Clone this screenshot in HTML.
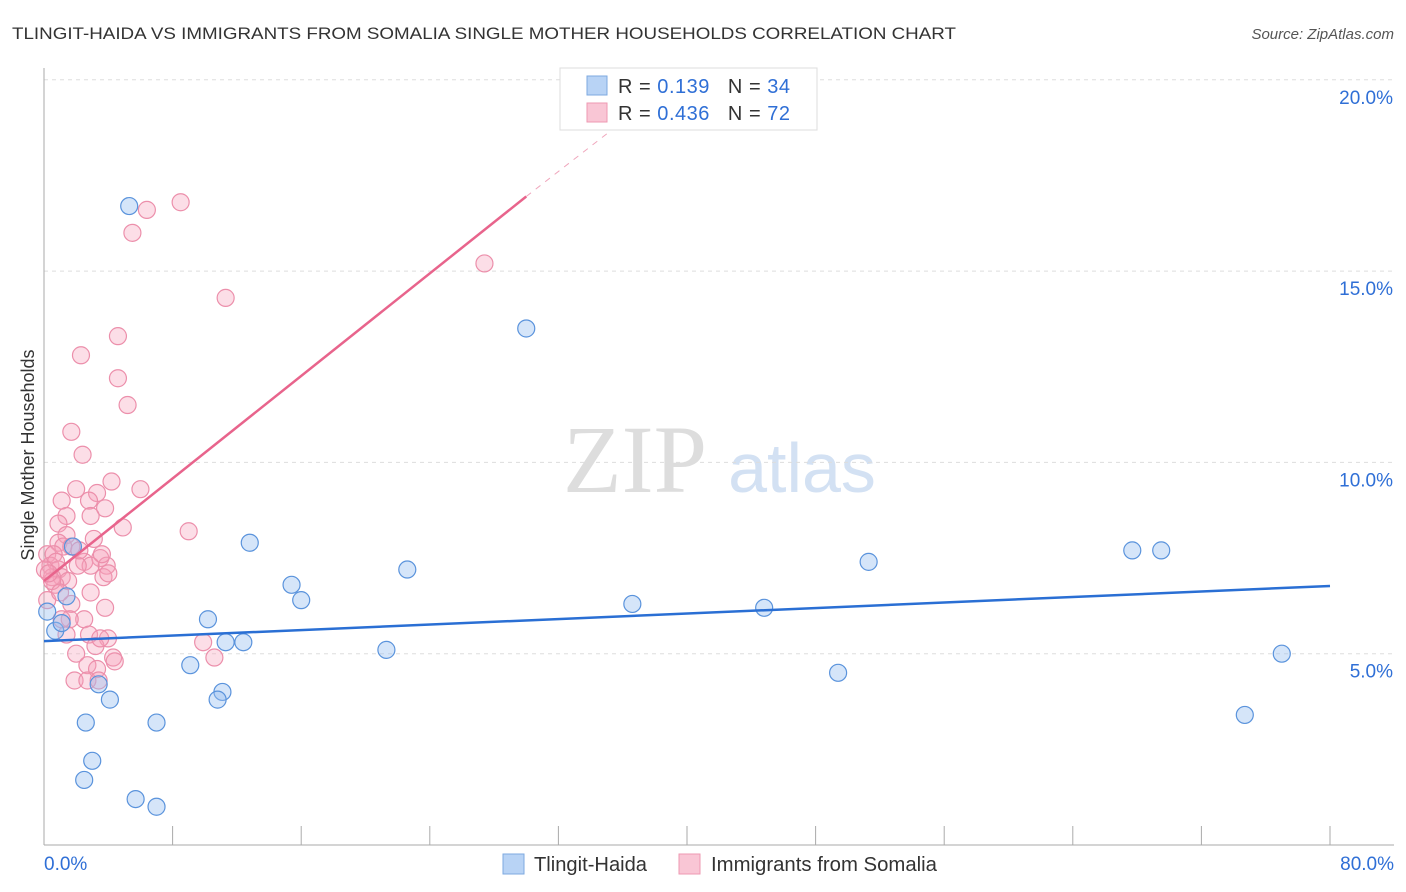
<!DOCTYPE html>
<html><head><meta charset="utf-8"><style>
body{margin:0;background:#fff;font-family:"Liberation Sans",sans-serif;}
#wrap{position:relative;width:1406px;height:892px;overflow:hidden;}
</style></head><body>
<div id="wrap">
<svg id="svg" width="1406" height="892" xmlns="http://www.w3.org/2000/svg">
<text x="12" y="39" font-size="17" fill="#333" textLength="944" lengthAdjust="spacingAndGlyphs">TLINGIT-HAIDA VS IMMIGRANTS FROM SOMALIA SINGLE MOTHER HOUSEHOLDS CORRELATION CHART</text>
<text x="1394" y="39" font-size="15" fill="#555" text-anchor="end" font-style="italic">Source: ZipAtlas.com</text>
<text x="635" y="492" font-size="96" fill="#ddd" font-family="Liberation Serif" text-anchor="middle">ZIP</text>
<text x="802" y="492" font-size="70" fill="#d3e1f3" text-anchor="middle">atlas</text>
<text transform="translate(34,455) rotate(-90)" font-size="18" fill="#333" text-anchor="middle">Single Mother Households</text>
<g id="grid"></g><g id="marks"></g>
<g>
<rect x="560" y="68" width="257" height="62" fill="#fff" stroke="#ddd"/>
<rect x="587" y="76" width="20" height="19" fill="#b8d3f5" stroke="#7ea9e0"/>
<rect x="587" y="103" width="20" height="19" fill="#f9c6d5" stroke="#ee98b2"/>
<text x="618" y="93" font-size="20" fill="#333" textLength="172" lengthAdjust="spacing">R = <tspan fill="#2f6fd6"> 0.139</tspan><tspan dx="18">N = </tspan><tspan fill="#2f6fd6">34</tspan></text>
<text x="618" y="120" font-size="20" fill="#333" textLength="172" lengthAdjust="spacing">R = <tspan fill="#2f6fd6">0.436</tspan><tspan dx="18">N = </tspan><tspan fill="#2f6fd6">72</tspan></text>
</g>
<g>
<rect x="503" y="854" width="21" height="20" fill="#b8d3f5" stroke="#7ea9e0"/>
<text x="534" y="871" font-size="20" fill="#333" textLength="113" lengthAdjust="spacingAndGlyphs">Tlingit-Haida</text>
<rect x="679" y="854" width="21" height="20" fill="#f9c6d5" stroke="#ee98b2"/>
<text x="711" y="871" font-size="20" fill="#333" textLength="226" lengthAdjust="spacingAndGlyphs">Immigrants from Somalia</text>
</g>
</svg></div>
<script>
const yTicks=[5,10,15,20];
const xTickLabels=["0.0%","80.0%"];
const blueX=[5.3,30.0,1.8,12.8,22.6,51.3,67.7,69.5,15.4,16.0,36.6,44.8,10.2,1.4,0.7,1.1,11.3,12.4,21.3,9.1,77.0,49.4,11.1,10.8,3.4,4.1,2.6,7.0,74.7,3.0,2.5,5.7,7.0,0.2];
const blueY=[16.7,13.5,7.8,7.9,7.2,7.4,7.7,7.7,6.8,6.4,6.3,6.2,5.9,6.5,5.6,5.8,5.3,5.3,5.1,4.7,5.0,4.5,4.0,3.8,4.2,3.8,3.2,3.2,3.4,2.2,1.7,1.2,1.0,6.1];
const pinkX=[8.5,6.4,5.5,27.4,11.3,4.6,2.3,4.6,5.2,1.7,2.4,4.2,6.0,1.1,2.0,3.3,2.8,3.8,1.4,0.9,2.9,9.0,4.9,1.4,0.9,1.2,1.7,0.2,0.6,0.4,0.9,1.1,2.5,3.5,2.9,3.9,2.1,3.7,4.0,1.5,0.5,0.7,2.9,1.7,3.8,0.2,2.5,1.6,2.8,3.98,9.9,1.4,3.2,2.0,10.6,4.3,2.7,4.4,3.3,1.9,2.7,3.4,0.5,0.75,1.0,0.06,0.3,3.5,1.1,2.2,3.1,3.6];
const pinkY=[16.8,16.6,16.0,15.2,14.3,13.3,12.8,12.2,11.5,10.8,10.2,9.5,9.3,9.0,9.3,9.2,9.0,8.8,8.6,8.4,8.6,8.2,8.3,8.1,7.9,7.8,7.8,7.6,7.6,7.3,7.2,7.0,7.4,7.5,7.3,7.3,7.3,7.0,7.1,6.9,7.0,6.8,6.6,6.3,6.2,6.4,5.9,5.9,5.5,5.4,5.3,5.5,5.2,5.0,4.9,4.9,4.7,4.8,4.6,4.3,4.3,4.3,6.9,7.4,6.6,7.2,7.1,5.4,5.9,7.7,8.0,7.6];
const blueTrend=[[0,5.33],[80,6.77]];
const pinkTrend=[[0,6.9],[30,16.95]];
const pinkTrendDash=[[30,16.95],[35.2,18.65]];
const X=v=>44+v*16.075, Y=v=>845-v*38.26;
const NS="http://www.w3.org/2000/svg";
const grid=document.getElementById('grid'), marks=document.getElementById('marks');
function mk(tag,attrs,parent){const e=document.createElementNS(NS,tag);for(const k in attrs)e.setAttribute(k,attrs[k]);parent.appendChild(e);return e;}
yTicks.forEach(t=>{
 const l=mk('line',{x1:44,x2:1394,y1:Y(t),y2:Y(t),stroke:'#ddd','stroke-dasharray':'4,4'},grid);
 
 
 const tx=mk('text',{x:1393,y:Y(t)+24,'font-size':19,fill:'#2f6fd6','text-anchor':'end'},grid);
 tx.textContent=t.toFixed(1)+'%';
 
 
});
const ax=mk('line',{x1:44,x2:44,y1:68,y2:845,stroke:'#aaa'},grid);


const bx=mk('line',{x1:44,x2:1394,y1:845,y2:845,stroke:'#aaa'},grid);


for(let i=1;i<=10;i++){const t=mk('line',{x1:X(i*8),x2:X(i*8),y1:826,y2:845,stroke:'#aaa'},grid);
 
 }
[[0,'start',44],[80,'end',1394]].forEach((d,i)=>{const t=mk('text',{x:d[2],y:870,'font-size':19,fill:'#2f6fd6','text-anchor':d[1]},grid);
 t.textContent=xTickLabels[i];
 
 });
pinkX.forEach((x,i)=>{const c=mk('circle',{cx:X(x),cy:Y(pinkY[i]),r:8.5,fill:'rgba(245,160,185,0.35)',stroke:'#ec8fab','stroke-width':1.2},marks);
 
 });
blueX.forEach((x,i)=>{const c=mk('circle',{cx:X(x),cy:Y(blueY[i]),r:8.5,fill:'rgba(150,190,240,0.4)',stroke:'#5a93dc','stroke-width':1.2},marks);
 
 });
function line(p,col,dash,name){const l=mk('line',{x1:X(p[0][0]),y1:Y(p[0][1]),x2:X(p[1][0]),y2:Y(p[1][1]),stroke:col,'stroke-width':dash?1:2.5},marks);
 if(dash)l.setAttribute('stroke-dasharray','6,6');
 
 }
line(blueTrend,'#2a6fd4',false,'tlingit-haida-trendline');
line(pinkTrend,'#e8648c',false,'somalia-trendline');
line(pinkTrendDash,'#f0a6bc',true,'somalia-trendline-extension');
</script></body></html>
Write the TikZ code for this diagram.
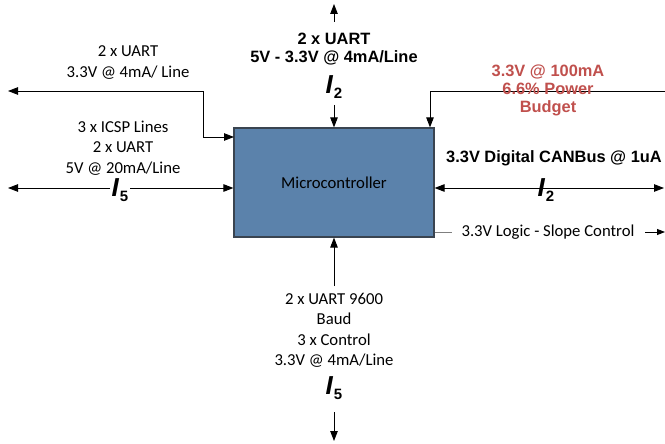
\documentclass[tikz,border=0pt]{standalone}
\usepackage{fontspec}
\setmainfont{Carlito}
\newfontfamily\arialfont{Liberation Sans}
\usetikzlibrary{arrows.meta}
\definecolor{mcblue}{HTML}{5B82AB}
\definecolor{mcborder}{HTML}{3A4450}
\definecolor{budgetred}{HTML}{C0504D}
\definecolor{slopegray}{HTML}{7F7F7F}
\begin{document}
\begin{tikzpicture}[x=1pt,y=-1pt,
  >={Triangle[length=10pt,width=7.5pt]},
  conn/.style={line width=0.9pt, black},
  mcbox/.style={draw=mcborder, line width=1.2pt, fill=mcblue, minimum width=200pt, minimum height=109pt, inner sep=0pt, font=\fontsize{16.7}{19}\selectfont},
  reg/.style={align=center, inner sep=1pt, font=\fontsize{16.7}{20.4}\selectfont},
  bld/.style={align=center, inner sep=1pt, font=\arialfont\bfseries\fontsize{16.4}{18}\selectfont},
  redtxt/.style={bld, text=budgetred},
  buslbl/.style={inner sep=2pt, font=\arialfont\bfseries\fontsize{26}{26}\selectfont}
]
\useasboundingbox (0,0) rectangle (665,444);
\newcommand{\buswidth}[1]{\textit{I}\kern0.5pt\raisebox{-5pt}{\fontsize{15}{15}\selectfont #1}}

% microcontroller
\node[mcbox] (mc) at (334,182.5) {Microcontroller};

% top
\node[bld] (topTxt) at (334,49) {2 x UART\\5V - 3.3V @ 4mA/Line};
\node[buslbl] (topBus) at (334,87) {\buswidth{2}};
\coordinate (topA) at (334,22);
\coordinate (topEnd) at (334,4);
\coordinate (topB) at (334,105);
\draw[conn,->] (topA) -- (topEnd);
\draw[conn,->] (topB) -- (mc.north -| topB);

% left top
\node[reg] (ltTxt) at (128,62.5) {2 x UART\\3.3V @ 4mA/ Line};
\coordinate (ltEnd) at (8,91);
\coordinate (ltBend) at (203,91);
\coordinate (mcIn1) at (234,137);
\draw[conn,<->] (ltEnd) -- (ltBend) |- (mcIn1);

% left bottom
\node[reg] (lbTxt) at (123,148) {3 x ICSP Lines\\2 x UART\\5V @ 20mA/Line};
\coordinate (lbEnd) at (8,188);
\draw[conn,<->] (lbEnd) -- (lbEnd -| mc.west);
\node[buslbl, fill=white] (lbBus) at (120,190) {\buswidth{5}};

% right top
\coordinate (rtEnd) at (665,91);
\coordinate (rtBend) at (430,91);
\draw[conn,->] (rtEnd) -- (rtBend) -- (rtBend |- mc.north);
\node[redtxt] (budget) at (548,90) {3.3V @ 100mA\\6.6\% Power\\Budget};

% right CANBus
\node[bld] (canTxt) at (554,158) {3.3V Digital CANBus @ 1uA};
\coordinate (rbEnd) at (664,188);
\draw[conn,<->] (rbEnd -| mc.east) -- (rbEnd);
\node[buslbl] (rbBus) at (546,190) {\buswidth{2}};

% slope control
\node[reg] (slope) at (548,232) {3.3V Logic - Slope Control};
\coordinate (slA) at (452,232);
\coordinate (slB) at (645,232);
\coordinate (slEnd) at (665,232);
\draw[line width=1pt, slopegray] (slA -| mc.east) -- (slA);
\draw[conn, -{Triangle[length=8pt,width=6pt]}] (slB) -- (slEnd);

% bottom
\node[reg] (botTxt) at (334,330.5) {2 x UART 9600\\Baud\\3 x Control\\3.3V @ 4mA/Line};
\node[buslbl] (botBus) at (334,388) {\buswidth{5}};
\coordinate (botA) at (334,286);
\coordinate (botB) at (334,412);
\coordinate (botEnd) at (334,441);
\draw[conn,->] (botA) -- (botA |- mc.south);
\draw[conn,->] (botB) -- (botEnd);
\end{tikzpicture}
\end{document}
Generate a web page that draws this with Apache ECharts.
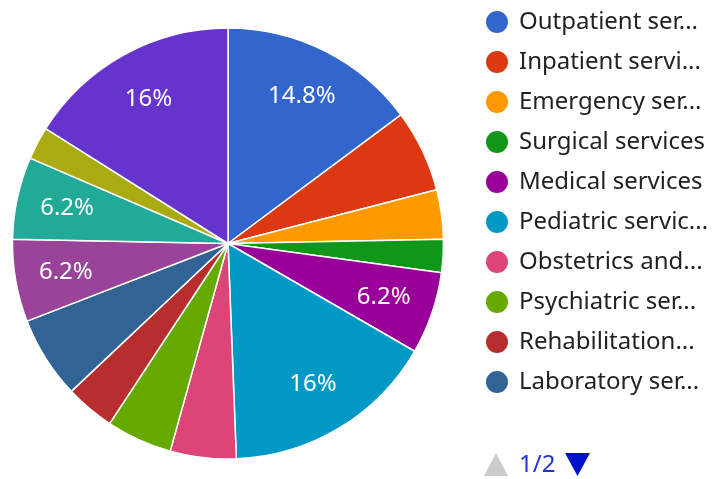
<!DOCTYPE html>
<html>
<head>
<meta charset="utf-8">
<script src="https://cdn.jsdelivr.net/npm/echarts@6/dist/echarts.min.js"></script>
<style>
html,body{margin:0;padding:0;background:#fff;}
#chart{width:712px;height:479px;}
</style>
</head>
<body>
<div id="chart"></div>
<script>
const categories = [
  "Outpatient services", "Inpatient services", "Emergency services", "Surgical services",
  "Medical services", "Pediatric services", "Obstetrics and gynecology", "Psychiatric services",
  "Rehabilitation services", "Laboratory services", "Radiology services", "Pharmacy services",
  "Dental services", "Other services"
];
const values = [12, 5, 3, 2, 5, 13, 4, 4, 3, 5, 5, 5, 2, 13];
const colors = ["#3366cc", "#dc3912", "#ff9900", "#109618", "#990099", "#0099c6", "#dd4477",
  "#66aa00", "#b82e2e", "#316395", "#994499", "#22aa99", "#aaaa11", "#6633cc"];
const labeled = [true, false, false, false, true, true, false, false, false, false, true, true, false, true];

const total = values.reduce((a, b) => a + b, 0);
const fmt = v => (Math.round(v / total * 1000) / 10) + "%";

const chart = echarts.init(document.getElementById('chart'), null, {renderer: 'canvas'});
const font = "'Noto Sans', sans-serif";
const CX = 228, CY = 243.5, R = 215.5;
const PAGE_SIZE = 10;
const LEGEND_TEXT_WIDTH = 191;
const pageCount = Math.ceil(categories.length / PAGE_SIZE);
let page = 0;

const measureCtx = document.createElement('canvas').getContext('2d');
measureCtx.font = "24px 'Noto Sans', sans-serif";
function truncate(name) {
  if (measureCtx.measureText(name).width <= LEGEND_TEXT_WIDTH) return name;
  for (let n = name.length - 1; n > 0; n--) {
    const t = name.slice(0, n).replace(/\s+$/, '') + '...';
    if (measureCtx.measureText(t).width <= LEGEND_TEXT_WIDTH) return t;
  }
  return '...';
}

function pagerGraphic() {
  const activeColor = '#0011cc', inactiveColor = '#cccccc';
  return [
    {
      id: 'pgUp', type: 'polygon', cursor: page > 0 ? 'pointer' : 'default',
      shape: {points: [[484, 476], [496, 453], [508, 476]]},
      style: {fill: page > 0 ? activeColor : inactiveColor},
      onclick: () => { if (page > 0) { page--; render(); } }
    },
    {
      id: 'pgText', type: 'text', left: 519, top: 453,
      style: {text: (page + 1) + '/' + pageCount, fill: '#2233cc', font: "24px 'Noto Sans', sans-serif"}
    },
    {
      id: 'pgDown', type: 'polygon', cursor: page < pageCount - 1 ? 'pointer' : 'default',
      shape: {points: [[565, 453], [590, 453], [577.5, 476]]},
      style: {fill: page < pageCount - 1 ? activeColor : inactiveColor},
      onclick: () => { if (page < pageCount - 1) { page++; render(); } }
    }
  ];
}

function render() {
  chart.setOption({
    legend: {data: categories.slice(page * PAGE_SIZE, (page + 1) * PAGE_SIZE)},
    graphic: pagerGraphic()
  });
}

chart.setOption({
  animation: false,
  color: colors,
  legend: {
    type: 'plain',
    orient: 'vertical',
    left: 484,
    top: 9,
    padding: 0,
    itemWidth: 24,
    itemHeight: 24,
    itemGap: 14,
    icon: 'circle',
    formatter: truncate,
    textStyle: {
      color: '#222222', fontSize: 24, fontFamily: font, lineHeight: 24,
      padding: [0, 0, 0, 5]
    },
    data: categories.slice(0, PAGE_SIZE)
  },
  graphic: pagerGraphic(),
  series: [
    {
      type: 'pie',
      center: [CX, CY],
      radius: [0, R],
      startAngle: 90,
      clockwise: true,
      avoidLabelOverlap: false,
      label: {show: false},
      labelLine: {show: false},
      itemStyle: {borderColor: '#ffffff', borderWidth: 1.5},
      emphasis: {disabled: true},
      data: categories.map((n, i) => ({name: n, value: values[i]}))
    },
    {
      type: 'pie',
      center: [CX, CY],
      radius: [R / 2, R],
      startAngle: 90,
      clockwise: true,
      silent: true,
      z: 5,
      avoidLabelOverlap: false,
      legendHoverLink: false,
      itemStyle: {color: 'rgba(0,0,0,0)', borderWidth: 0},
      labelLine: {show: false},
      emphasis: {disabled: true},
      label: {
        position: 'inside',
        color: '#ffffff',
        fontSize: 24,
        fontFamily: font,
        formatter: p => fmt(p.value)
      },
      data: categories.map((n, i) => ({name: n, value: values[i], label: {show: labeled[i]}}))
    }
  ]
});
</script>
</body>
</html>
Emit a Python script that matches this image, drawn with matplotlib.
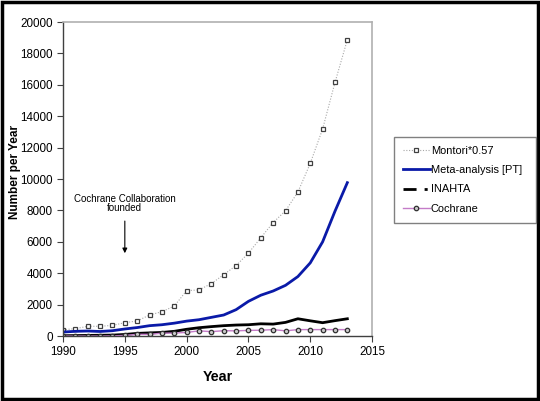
______________________________
Objective: Using the data above, copy exactly the lines from the one containing "Generate a web" to the one containing "let page = 0;", inclusive. Exclude the pictures.

Exercise result:
Generate a web page that draws this with Apache ECharts.
<!DOCTYPE html>
<html>
<head>
<meta charset="utf-8">
<script src="https://cdn.jsdelivr.net/npm/echarts@6/dist/echarts.min.js"></script>
<style>
html,body{margin:0;padding:0;background:#fff;}
#chart{width:712px;height:479px;}
</style>
</head>
<body>
<div id="chart"></div>
<script>
const categories = [
  "Outpatient services", "Inpatient services", "Emergency services", "Surgical services",
  "Medical services", "Pediatric services", "Obstetrics and gynecology", "Psychiatric services",
  "Rehabilitation services", "Laboratory services", "Radiology services", "Pharmacy services",
  "Dental services", "Other services"
];
const values = [12, 5, 3, 2, 5, 13, 4, 4, 3, 5, 5, 5, 2, 13];
const colors = ["#3366cc", "#dc3912", "#ff9900", "#109618", "#990099", "#0099c6", "#dd4477",
  "#66aa00", "#b82e2e", "#316395", "#994499", "#22aa99", "#aaaa11", "#6633cc"];
const labeled = [true, false, false, false, true, true, false, false, false, false, true, true, false, true];

const total = values.reduce((a, b) => a + b, 0);
const fmt = v => (Math.round(v / total * 1000) / 10) + "%";

const chart = echarts.init(document.getElementById('chart'), null, {renderer: 'canvas'});
const font = "'Noto Sans', sans-serif";
const CX = 228, CY = 243.5, R = 215.5;
const PAGE_SIZE = 10;
const LEGEND_TEXT_WIDTH = 191;
const pageCount = Math.ceil(categories.length / PAGE_SIZE);
let page = 0;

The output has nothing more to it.